The following short financial quiz won’t save you any money, tell you whether you’re sufficiently insured or show you how to reallocate your assets. Just so you know. Simply guess which of the choices costs more, then read on for the analysis.

Buying all of America’s stocks or paying off its government debt?

The U.S. Treasury operates TreasuryDirect.org, a site that allows individual investors to buy U.S. government bills, notes and bonds. On the site is a handy “Debt to the Penny” software application. It says that at the end of August, the government owed $11,812,870,150,873.53. Let’s call it $11.81 trillion.

Tracking the price of every U.S. stock is probably impossible, but Wilshire Associates, based in Santa Monica, Calif., comes close. Its Wilshire 5000 index includes well more than 5,000 companies, encompassing “all U.S. equity securities with readily available price data,” which is pretty much all of them that are worth anything. At the end of August, the index had a total market value of $12.04 trillion.

Answer: So long as we’re not quibbling over a couple of hundred billion dollars, I’ll call it a tie. Technically, however, the government owes $4.33 trillion of its debt to itself. This part represents “intergovernmental holdings,” such as Treasury bonds held by the Social Security Trust Fund. If we choose to exclude this and count only debt held by the public, the stock market is easily more expensive. Then again, the market is up sharply since spring. Things looked far different on March 9, when the nation’s stock value of $7.87 trillion was closer to the government’s debt owed the public of $6.66 trillion, and far below its total debt of $10.95 trillion.

Saffron or marijuana?

Any Valencian will tell you that paella, the rice dish that originated near the Spanish city, isn’t authentic unless its yellow color comes from saffron, not food dye. And any restaurateur will tell you that saffron is the world’s costliest spice, which is why even Spain abounds with dyed paella. The Wall Street Journal recently profiled Iranian-born Behroush Sharifi, Manhattan’s “Saffron King.” The former Grateful Dead follower deals saffron and other spices by bicycle to top restaurants, and says his premium Persian saffron sells for $200 an ounce.

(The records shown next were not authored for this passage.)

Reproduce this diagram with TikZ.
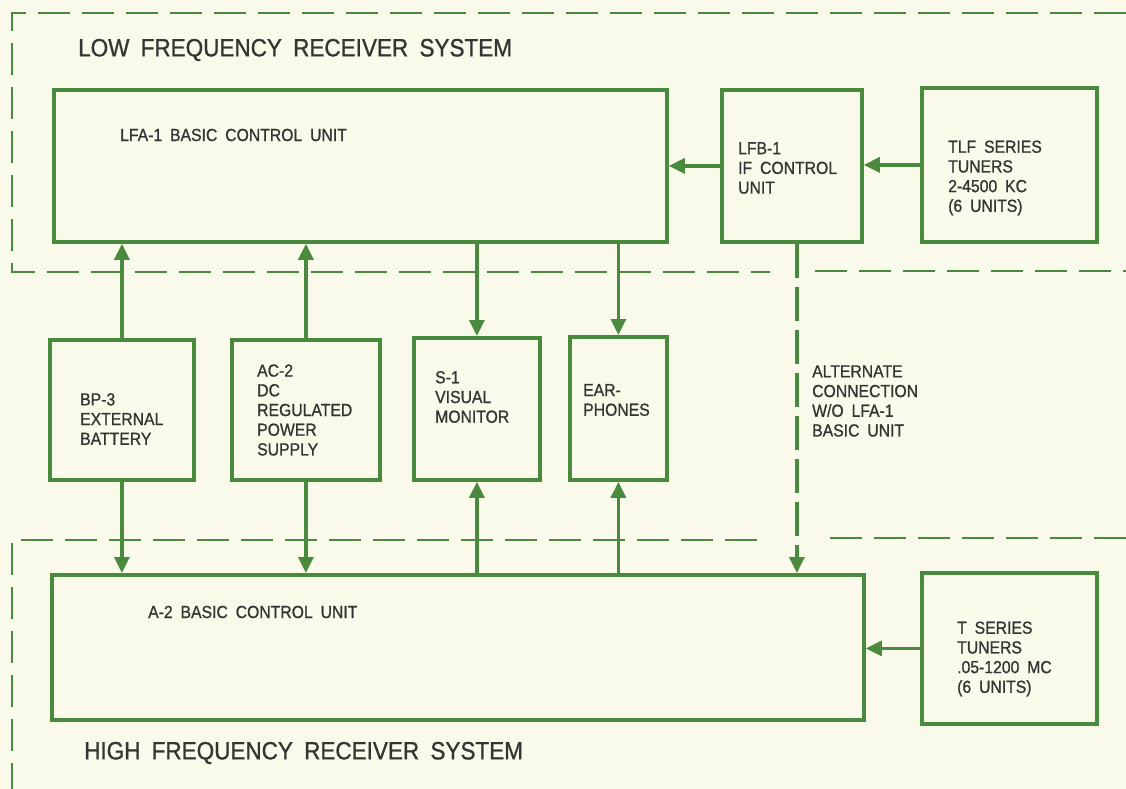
\documentclass[tikz,border=0pt]{standalone}
\usepackage{fontspec}
\setmainfont{Liberation Sans}[FakeStretch=0.9, WordSpace=1.8]
\newfontfamily\lbl{Liberation Sans}[FakeStretch=0.9, WordSpace=1.8, FakeBold=0.9]
\usetikzlibrary{arrows.meta}
\definecolor{bg}{HTML}{FAFAEA}
\definecolor{grn}{HTML}{4A8A3E}
\definecolor{ink}{HTML}{363333}
\begin{document}
\begin{tikzpicture}[x=1pt,y=-1pt,
 box/.style={draw=grn, line width=3.8pt, rectangle, anchor=north west, inner sep=0pt},
 txt/.style={text=ink, font=\lbl\fontsize{17.5}{19.7}\selectfont, align=left, anchor=west, inner sep=0pt},
 title/.style={text=ink, font=\lbl\fontsize{25}{30}\selectfont, anchor=west, inner sep=0pt},
 conn/.style={draw=grn, line width=3.2pt, -{Triangle[length=16pt,width=15pt]}},
 region/.style={draw=grn, line width=2.2pt, dash pattern=on 32pt off 12pt},
]
\useasboundingbox (0,0) rectangle (1126,789);
\fill[bg] (0,0) rectangle (1126,789);

% region boundaries
\draw[region] (1126,13) -- (12,13) -- (12,272) -- (770,272);
\draw[region] (815,271) -- (1126,271);
\draw[region] (1126,538) -- (826,538);
\draw[region] (757,540) -- (12,540) -- (12,789);

% boxes
\node[box, minimum width=613pt, minimum height=152pt] (lfa) at (52,88) {};
\node[box, minimum width=140pt, minimum height=152pt] (lfb) at (720,88) {};
\node[box, minimum width=175pt, minimum height=154pt] (tlf) at (920,86) {};
\node[box, minimum width=144pt, minimum height=140pt] (bp) at (48,338) {};
\node[box, minimum width=148pt, minimum height=140pt] (ac) at (230,338) {};
\node[box, minimum width=126pt, minimum height=142pt] (s1) at (412,336) {};
\node[box, minimum width=97pt, minimum height=143pt] (ear) at (568,335) {};
\node[box, minimum width=812pt, minimum height=145pt] (a2) at (50,573) {};
\node[box, minimum width=175pt, minimum height=151pt] (ts) at (920,571) {};

% texts
\node[title] (lftitle) at (78,50) {LOW FREQUENCY RECEIVER SYSTEM};
\node[title] (hftitle) at (84,753) {HIGH FREQUENCY RECEIVER SYSTEM};
\node[txt] (lfat) at (120,135) {LFA-1 BASIC CONTROL UNIT};
\node[txt] (lfbt) at (738,168) {LFB-1\\IF CONTROL\\UNIT};
\node[txt] (tlft) at (948,178) {TLF SERIES\\TUNERS\\2-4500 KC\\(6 UNITS)};
\node[txt] (bpt) at (80,419) {BP-3\\EXTERNAL\\BATTERY};
\node[txt] (act) at (257,410) {AC-2\\DC\\REGULATED\\POWER\\SUPPLY};
\node[txt] (s1t) at (435,397) {S-1\\VISUAL\\MONITOR};
\node[txt] (eart) at (583,400) {EAR-\\PHONES};
\node[txt] (altt) at (812,401) {ALTERNATE\\CONNECTION\\W/O LFA-1\\BASIC UNIT};
\node[txt] (a2t) at (148,612) {A-2 BASIC CONTROL UNIT};
\node[txt] (tst) at (957,659) {T SERIES\\TUNERS\\.05-1200 MC\\(6 UNITS)};

% connectors
\draw[conn] (tlf.west) -- (tlf.west -| lfb.east);
\draw[conn] (lfb.west) -- (lfb.west -| lfa.east);
\draw[conn] (ts.west) -- (ts.west -| a2.east);
\draw[conn] (bp.north) -- (bp.north |- lfa.south);
\draw[conn] (bp.south) -- (bp.south |- a2.north);
\draw[conn] (ac.north) -- (ac.north |- lfa.south);
\draw[conn] (ac.south) -- (ac.south |- a2.north);
\draw[conn] (s1.north |- lfa.south) -- (s1.north);
\draw[conn] (s1.south |- a2.north) -- (s1.south);
\draw[conn] (ear.north |- lfa.south) -- (ear.north);
\draw[conn] (ear.south |- a2.north) -- (ear.south);
\coordinate (alttop) at ([xshift=5pt]lfb.south);
\draw[conn, dash pattern=on 34pt off 9pt] (alttop) -- (alttop |- a2.north);
\end{tikzpicture}
\end{document}
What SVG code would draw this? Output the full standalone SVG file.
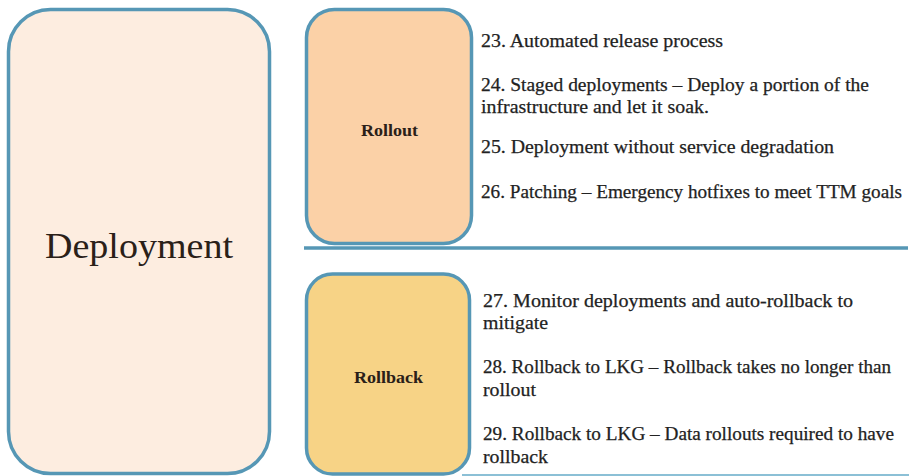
<svg xmlns="http://www.w3.org/2000/svg" width="909" height="476" viewBox="0 0 909 476">
<style>
.box{stroke:#5697b5;stroke-width:3.5}
.lbl{font-family:"Liberation Serif","DejaVu Serif",serif;fill:#2a2018;text-anchor:middle}
.item{font-family:"Liberation Serif","DejaVu Serif",serif;font-size:19px;fill:#222222;stroke:#222222;stroke-width:0.25}
.sep{stroke:#5697b5;stroke-width:3.5}
</style>
<rect width="909" height="476" fill="#ffffff"/>
<g id="deployment">
<rect class="box" x="8.5" y="9.5" width="261" height="464" rx="42" fill="#fdede0"/>
<text class="lbl" x="139" y="258" font-size="35" textLength="188" lengthAdjust="spacingAndGlyphs">Deployment</text>
</g>
<g id="rollout">
<rect class="box" x="306.5" y="9.5" width="165" height="234" rx="28" fill="#fbd1a7"/>
<text class="lbl" x="389.5" y="136" font-size="17" font-weight="bold" textLength="57" lengthAdjust="spacingAndGlyphs">Rollout</text>
</g>
<g id="rollback">
<rect class="box" x="306.5" y="274" width="163" height="200" rx="26" fill="#f7d386"/>
<text class="lbl" x="388.5" y="383" font-size="17" font-weight="bold" textLength="69" lengthAdjust="spacingAndGlyphs">Rollback</text>
</g>
<g id="connectors">
<line class="sep" x1="304" y1="248" x2="908" y2="248"/>
<line x1="462" y1="475" x2="909" y2="475" stroke="#8cc0d6" stroke-width="2"/>
</g>
<g id="rollout-items">
<text class="item" x="481" y="47" textLength="242" lengthAdjust="spacingAndGlyphs">23. Automated release process</text>
<text class="item" x="481" y="91" textLength="388" lengthAdjust="spacingAndGlyphs">24. Staged deployments – Deploy a portion of the</text>
<text class="item" x="481" y="113" textLength="228" lengthAdjust="spacingAndGlyphs">infrastructure and let it soak.</text>
<text class="item" x="481" y="153" textLength="353" lengthAdjust="spacingAndGlyphs">25. Deployment without service degradation</text>
<text class="item" x="481" y="198" textLength="421" lengthAdjust="spacingAndGlyphs">26. Patching – Emergency hotfixes to meet TTM goals</text>
</g>
<g id="rollback-items">
<text class="item" x="483" y="307" textLength="370" lengthAdjust="spacingAndGlyphs">27. Monitor deployments  and auto-rollback to</text>
<text class="item" x="483" y="329" textLength="65" lengthAdjust="spacingAndGlyphs">mitigate</text>
<text class="item" x="483" y="373" textLength="408" lengthAdjust="spacingAndGlyphs">28. Rollback to LKG – Rollback takes no longer than</text>
<text class="item" x="483" y="396" textLength="53" lengthAdjust="spacingAndGlyphs">rollout</text>
<text class="item" x="483" y="440" textLength="411" lengthAdjust="spacingAndGlyphs">29. Rollback to LKG – Data rollouts required to have</text>
<text class="item" x="483" y="463" textLength="65" lengthAdjust="spacingAndGlyphs">rollback</text>
</g>
</svg>
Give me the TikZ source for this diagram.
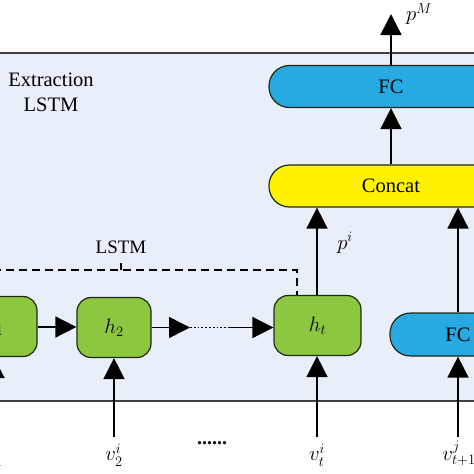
\documentclass[tikz,border=0pt]{standalone}
\usepackage{fontspec}
\setmainfont{Liberation Serif}
\usetikzlibrary{arrows.meta}
\definecolor{panelbg}{HTML}{E9EFF8}
\definecolor{hgreen}{HTML}{8DC63F}
\definecolor{fcblue}{HTML}{27AAE1}
\definecolor{cyellow}{HTML}{FFF200}
\definecolor{edge}{HTML}{1E2A14}
\begin{document}
\begin{tikzpicture}[x=1pt,y=-1pt,
  font=\fontsize{20.5}{24}\selectfont,
  mathlbl/.style={font=\fontsize{22}{26}\selectfont},
  hbox/.style={draw=edge, line width=1.2pt, fill=hgreen, rounded corners=14pt, inner sep=0pt, minimum height=60pt, mathlbl},
  pill/.style={draw=edge, line width=1.2pt, rounded corners=20.5pt, inner sep=0pt, minimum height=42pt},
  conn/.style={line width=1.6pt, -{Triangle[length=21pt,width=21pt]}},
  lbl/.style={inner sep=0pt}]
\useasboundingbox (0,0) rectangle (474,474);
% panel
\fill[panelbg] (-20,53) rectangle (494,401);
\draw[line width=1.2pt, black!75] (-20,53) -- (494,53);
\draw[line width=1.2pt, black!75] (-20,401) -- (494,401);
\node[lbl, align=center, font=\fontsize{20.5}{25}\selectfont] (title) at (51,92) {Extraction\\LSTM};
% boxes
\node[hbox, minimum width=86pt] (h1) at (-6,326.5) {$h_1$};
\node[hbox, minimum width=74pt] (h2) at (114,327.5) {$h_2$};
\node[hbox, minimum width=87pt] (ht) at (317.5,325.5) {$h_t$};
\node[pill, fill=fcblue, minimum width=244pt] (fctop) at (391,86.5) {FC};
\node[pill, fill=cyellow, minimum width=244pt] (concat) at (391,186) {Concat};
\node[pill, fill=fcblue, minimum width=136pt, minimum height=43pt] (fcr) at (458,334.5) {FC};
% recurrent chain
\coordinate (d1) at (190,327.5);
\coordinate (d2) at (230,327.5);
\draw[conn] (h1.east |- 0,327) -- (h2.west |- 0,327);
\draw[conn] (h2.east) -- (d1);
\draw[line width=1.8pt, dotted] (d1) -- (d2);
\draw[conn] (d2) -- (ht.west |- d2);
% dashed LSTM bracket
\coordinate (dl) at (-20,270);
\coordinate (dr) at (297,270);
\draw[line width=1.2pt, dash pattern=on 8pt off 5pt] (dl) -- (dr) -- (dr |- ht.north);
\coordinate (tk) at (121,270);
\draw[line width=1.2pt] (tk) -- ++(0,-7);
\node[lbl, font=\fontsize{19}{22}\selectfont] (lstm) at (121,247) {LSTM};
% inputs
\node[lbl, mathlbl] (v1) at (-6,455) {$v_1^i$};
\node[lbl, mathlbl] (v2) at (114,455) {$v_2^i$};
\node[lbl, mathlbl] (vt) at (317,455) {$v_t^i$};
\node[lbl, mathlbl] (vj) at (459,453) {$v_{t+1}^j$};
\node[lbl, font=\bfseries\fontsize{20}{24}\selectfont] (dots) at (212,443) {......};
\coordinate (a1) at (-6,437);
\coordinate (a2) at (114,437);
\coordinate (at) at (317,437);
\coordinate (aj) at (458,437);
\draw[conn] (a1) -- (a1 |- h1.south);
\draw[conn] (a2) -- (h2.south);
\draw[conn] (at) -- (at |- ht.south);
\draw[conn] (aj) -- (fcr.south);
% upward
\draw[conn] (at |- ht.north) -- (at |- concat.south);
\node[lbl, mathlbl] (pi) at (345,243) {$p^i$};
\draw[conn] (fcr.north) -- (fcr.north |- concat.south);
\draw[conn] (concat.north) -- (fctop.south);
\coordinate (pm) at (391,14);
\draw[conn] (fctop.north) -- (pm);
\node[lbl, mathlbl] (pM) at (419,14) {$p^M$};
\end{tikzpicture}
\end{document}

High Times, a magazine for cannabis enthusiasts, each month compiles and reports what it calls Trans-High Market Quotations. Its Current U.S. Price Index stands at $345 an ounce, down from $373 at the beginning of the year. Prices vary wildly by strain and city, though. An ounce of “Granddaddy Purps” reportedly fetches $500 in Massachusetts. Kansas “schwag” — a generic term for low-grade marijuana — sells for just $70.

Answer: Premium saffron costs as much as mid-grade marijuana. In an equal-quality comparison, marijuana costs more.

Crude oil today, in July 2008 or 149 years ago?

On Thursday, crude oil traded in New York at $72 a barrel after three days of gains. That’s far below the $145 it peaked at in July 2008, but well above the roughly $25 a barrel it cost in the U.S., adjusted for inflation, over 60 years ended 2007. Most newspapers reported the July 2008 price as a record. It is, if we’re looking at prices during the age of the automobile, or of modern oil production. But 150 years ago, when Edward Drake’s discovery of plentiful “rock oil” some 69 feet below Titusville, Pa., sparked a drilling rush, the stuff sold for far more than today’s traders can recall. According to the Oil Region Alliance of Business, Industry and Tourism, based near Titusville in Oil City, Pa., early production numbers are not well documented. Some drillers found far more oil than they could store or transport, and simply let it run off into nearby creeks. The few documented trades that exist — buyers mostly distilled crude to kerosene and used it to replace whale oil in lamps — put crude’s price at $9.60 a barrel in 1860. Adjusted for inflation, that’s about $227 a barrel today. A year later, by the way, overproduction caused the price to crash to 50 cents a barrel — close to $12 today.